I chose to make this soup for its simplicity, interesting ingredient list and spices that I already carry in my pantry. It is another recipe from Aarti Sequeria of the Next Food Network Star. The soup is not only healthy, but it’s full of unusual flavors that come together so nicely.
When I began to prepare the soup, I realized that I have to serve it with a little drizzle of honey… I thought I will just skip this step since I did not want any sweetness in my soup. Well, my perspective changed when I tried serving it to my younger daughter, Ariana.
So here is what happened:
I finished making the soup just in time for lunch. I tried serving it to Ariana and my neighbor’s kids first, since they were all playing together. My neighbor’s kids liked it and started eating their soup, but not my picky eater. She did not even want to come near it. So I decided to break their playtime so she will have a healthy lunch.
After lot of convincing, she decided to try it. However, she was still not that in love with the taste. She was only trying to eat so that I can take her to see her cousins later.
Then, getting agitated, I went back to my kitchen and decided to taste the soup with a tiny drizzle of honey. Wow! It was like magic… the flavors of the soup all of a sudden were more intense and tasted even better.
I had a new game plan… I decided to drizzle an itsy bitsy amount of honey into Ariana’s bowl and convinced her to have it again. I told her that I had added a magic potion in her soup and it is now much better than before. I also told her if she has the soup she’s going to be smarter, stronger and prettier.

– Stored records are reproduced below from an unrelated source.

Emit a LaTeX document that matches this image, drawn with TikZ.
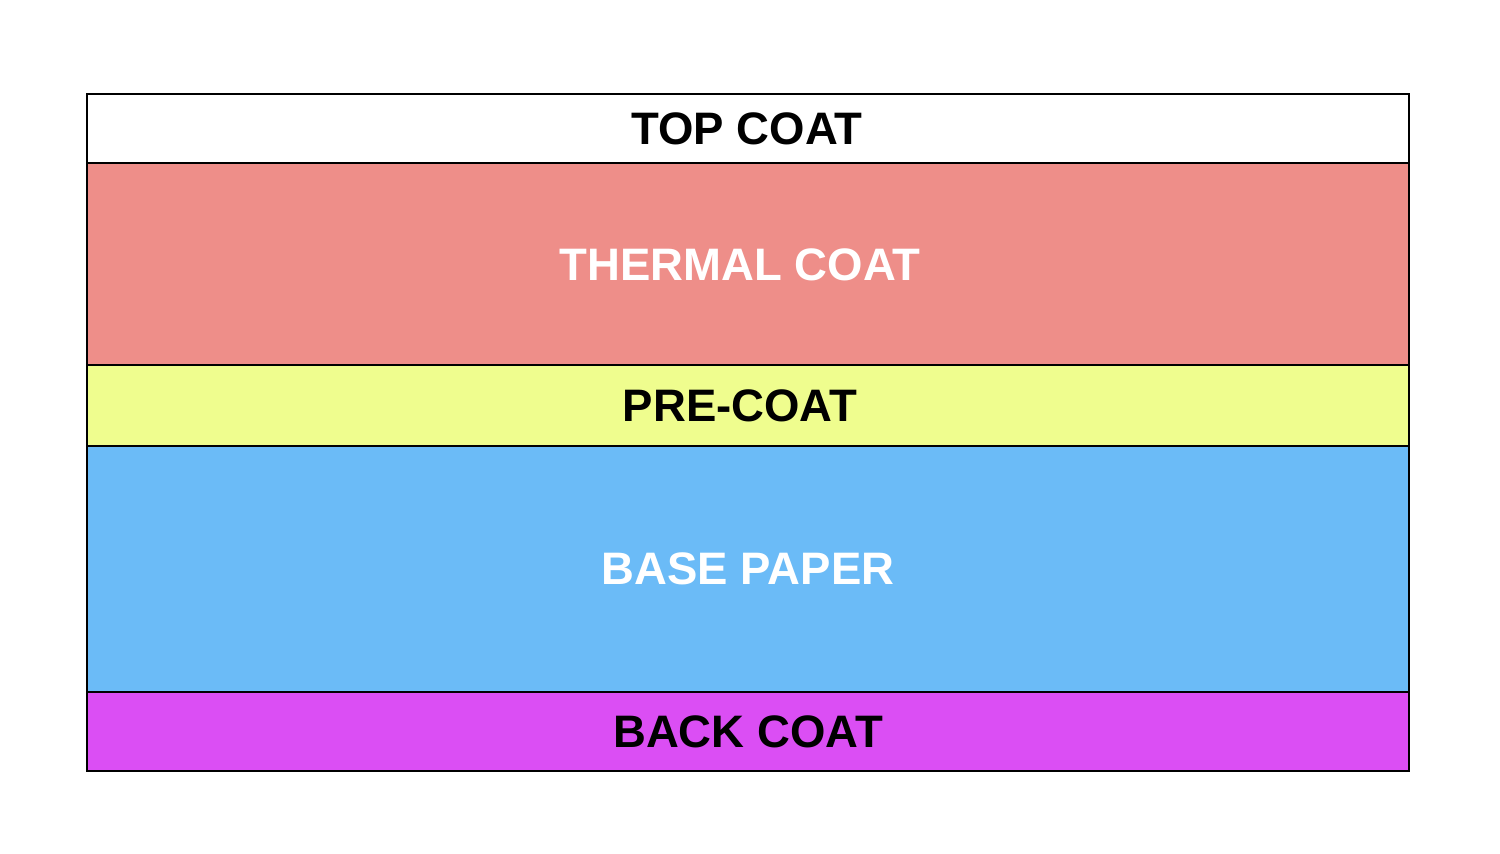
\documentclass[tikz,border=0pt]{standalone}
\usepackage{fontspec}
\setmainfont{Liberation Sans}
\definecolor{thermal}{HTML}{EE8E89}
\definecolor{precoat}{HTML}{EFFD8E}
\definecolor{basepaper}{HTML}{6BBBF7}
\definecolor{backcoat}{HTML}{DB4EF4}
\begin{document}
\begin{tikzpicture}[
	layer/.style={draw=black, line width=0.6pt},
	lbl/.style={font=\fontsize{12.95}{16}\selectfont\bfseries}
	]
		\useasboundingbox (0,0) rectangle (15,8.53);
		\fill[white] (0,0) rectangle (15,8.53);
		% layers, top to bottom
		\draw [layer, fill=white] (0.87,6.90) rectangle (14.09,7.59);
		\draw [layer, fill=thermal] (0.87,4.88) rectangle (14.09,6.90);
		\draw [layer, fill=precoat] (0.87,4.07) rectangle (14.09,4.88);
		\draw [layer, fill=basepaper] (0.87,1.61) rectangle (14.09,4.07);
		\draw [layer, fill=backcoat] (0.87,0.82) rectangle (14.09,1.61);
		% labels
		\node [lbl, text=black] (top) at (7.47,7.24) {TOP COAT};
		\node [lbl, text=white] (thermal) at (7.40,5.88) {THERMAL COAT};
		\node [lbl, text=black] (pre) at (7.40,4.47) {PRE-COAT};
		\node [lbl, text=white] (base) at (7.48,2.84) {BASE PAPER};
		\node [lbl, text=black] (back) at (7.48,1.21) {BACK COAT};
	\end{tikzpicture}
\end{document}
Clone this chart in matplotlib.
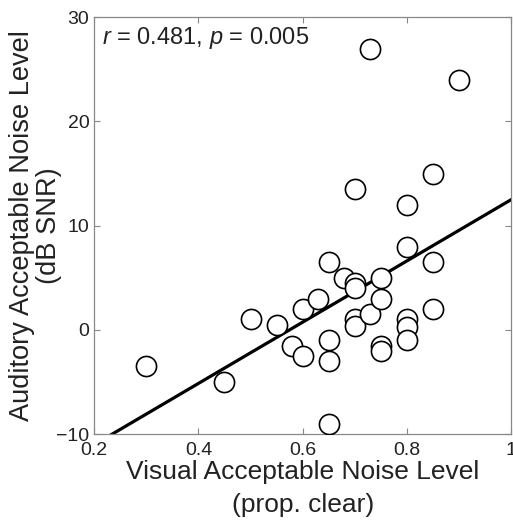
import matplotlib
matplotlib.use("Agg")
import matplotlib.pyplot as plt
import numpy as np

plt.rcParams['font.family'] = ['Liberation Sans', 'DejaVu Sans']
plt.rcParams['mathtext.fontset'] = 'custom'
plt.rcParams['mathtext.it'] = 'Liberation Sans:italic'
plt.rcParams['mathtext.rm'] = 'Liberation Sans'

visual_anl = [0.30, 0.45, 0.50, 0.55, 0.58, 0.60, 0.60, 0.63, 0.65, 0.65, 0.65, 0.65,
              0.68, 0.70, 0.70, 0.70, 0.70, 0.73, 0.75, 0.75, 0.75, 0.75,
              0.80, 0.80, 0.80, 0.80, 0.85, 0.85, 0.73, 0.90, 0.70, 0.80, 0.85]
auditory_anl = [-3.5, -5.0, 1.0, 0.5, -1.5, -2.5, 2.0, 3.0, 6.5, -1.0, -3.0, -9.0,
                5.0, 4.5, 4.0, 1.0, 0.4, 1.5, 5.0, 3.0, -1.5, -2.0,
                8.0, 1.0, 0.3, -1.0, 6.5, 2.0, 27.0, 24.0, 13.5, 12.0, 15.0]
fit_slope = 29.4
fit_intercept = -16.9
stats_text = r"$r$ = 0.481, $p$ = 0.005"

fig = plt.figure(figsize=(5.13, 5.23), dpi=100)
ax = fig.add_axes([0.1835, 0.170, 0.813, 0.797])

xs = np.array([0.2, 1.0])
ax.plot(xs, fit_slope * xs + fit_intercept, color='black', lw=2.3, zorder=2)
ax.plot(visual_anl, auditory_anl, 'o', ms=14.5, mfc='white', mec='black', mew=1.2, zorder=3)

ax.set_xlim(0.2, 1.0)
ax.set_ylim(-10, 30)
ax.set_xticks([0.2, 0.4, 0.6, 0.8, 1.0])
ax.set_xticklabels(['0.2', '0.4', '0.6', '0.8', '1'])
ax.set_yticks([-10, 0, 10, 20, 30])
ax.tick_params(direction='in', top=True, right=True, length=4, width=0.8,
               color='#888888', labelsize=14, labelcolor='#222222')
ax.tick_params(axis='x', pad=5.5)
ax.tick_params(axis='y', pad=3.5)
for s in ax.spines.values():
    s.set_color('#888888')
    s.set_linewidth(0.9)

ax.set_xlabel("Visual Acceptable Noise Level\n(prop. clear)", fontsize=19,
              color='#222222', labelpad=1, linespacing=1.45)
ax.set_ylabel("Auditory Acceptable Noise Level\n(dB SNR)", fontsize=19.6,
              color='#222222', labelpad=-4, linespacing=1.05)
ax.text(0.02, 0.982, stats_text, transform=ax.transAxes, fontsize=17,
        va='top', ha='left', color='#222222')

fig.savefig("out.png", dpi=100)
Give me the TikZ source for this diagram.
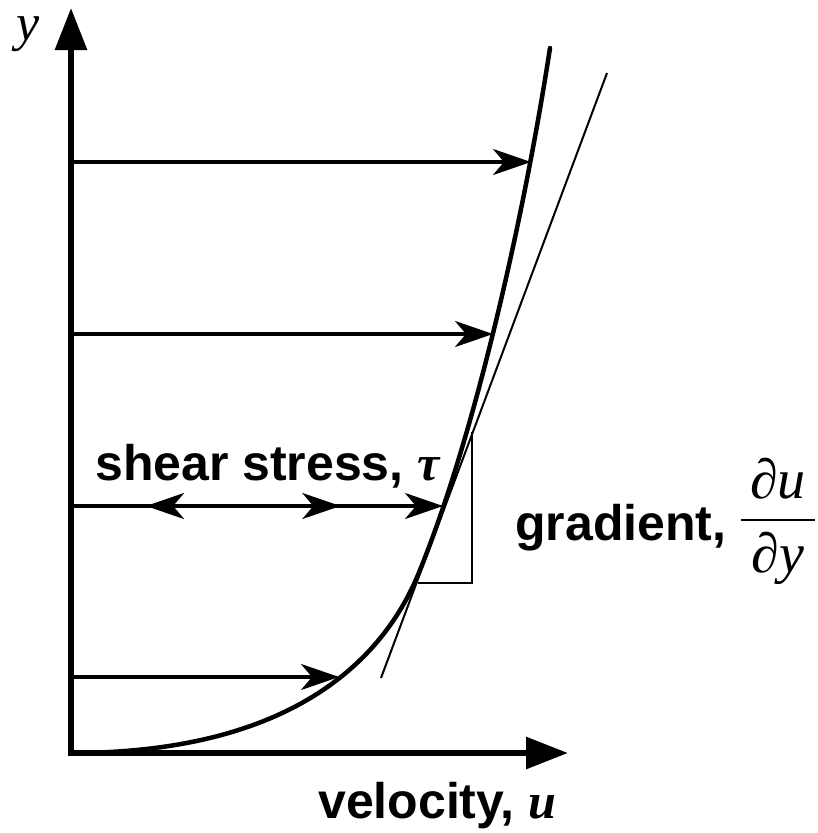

It worked! She had the soup and I was proud of her to try something so new and different.
I did play with the recipe just a tiny bit to my own taste preference. If you want the original recipe, please click here.
- 1 1/2 cup red lentils, washed and soaked for 1 hour, drained
- 2 tbsp canola oil
- 1 medium onion, chopped
- 2 large tomato, diced
- 1 green serrano chile, split and seeded, diced
- 1-inch piece ginger, peeled and minced
- 5 cloves garlic, thinly sliced
- 2 tablespoons canola oil
- 2 teaspoon cumin seeds
- 1/2 teaspoon turmeric
- 1/2 teaspoon paprika
- 1 tbsp lime juice
- Kosher salt
- Honey, to taste
- Chopped cilantro leaves, for garnish
In medium saucepan, over medium heat, saute onions, for a few minutes. Then add in the tomatoes and drained lentils and let it cook for about 5 minutes. Add enough water to cover. Bring to boil, then lower the heat and simmer until the lentils are tender, about 30 to 45 minutes. Whisk the cooked lentils to release some of their starch and break them down further.
In small saute pan, warm the canola oil over medium heat. Add the cumin seeds and cook until they are sizzling and spluttering. Stir in the turmeric and paprika. Pour the seasoned oil into the lentils (be prepared for a big sizzle). Stir to combine, add lime and salt, to taste, and a small drizzle tiny amount of honey. Ladle into soup bowls and garnish with cilantro.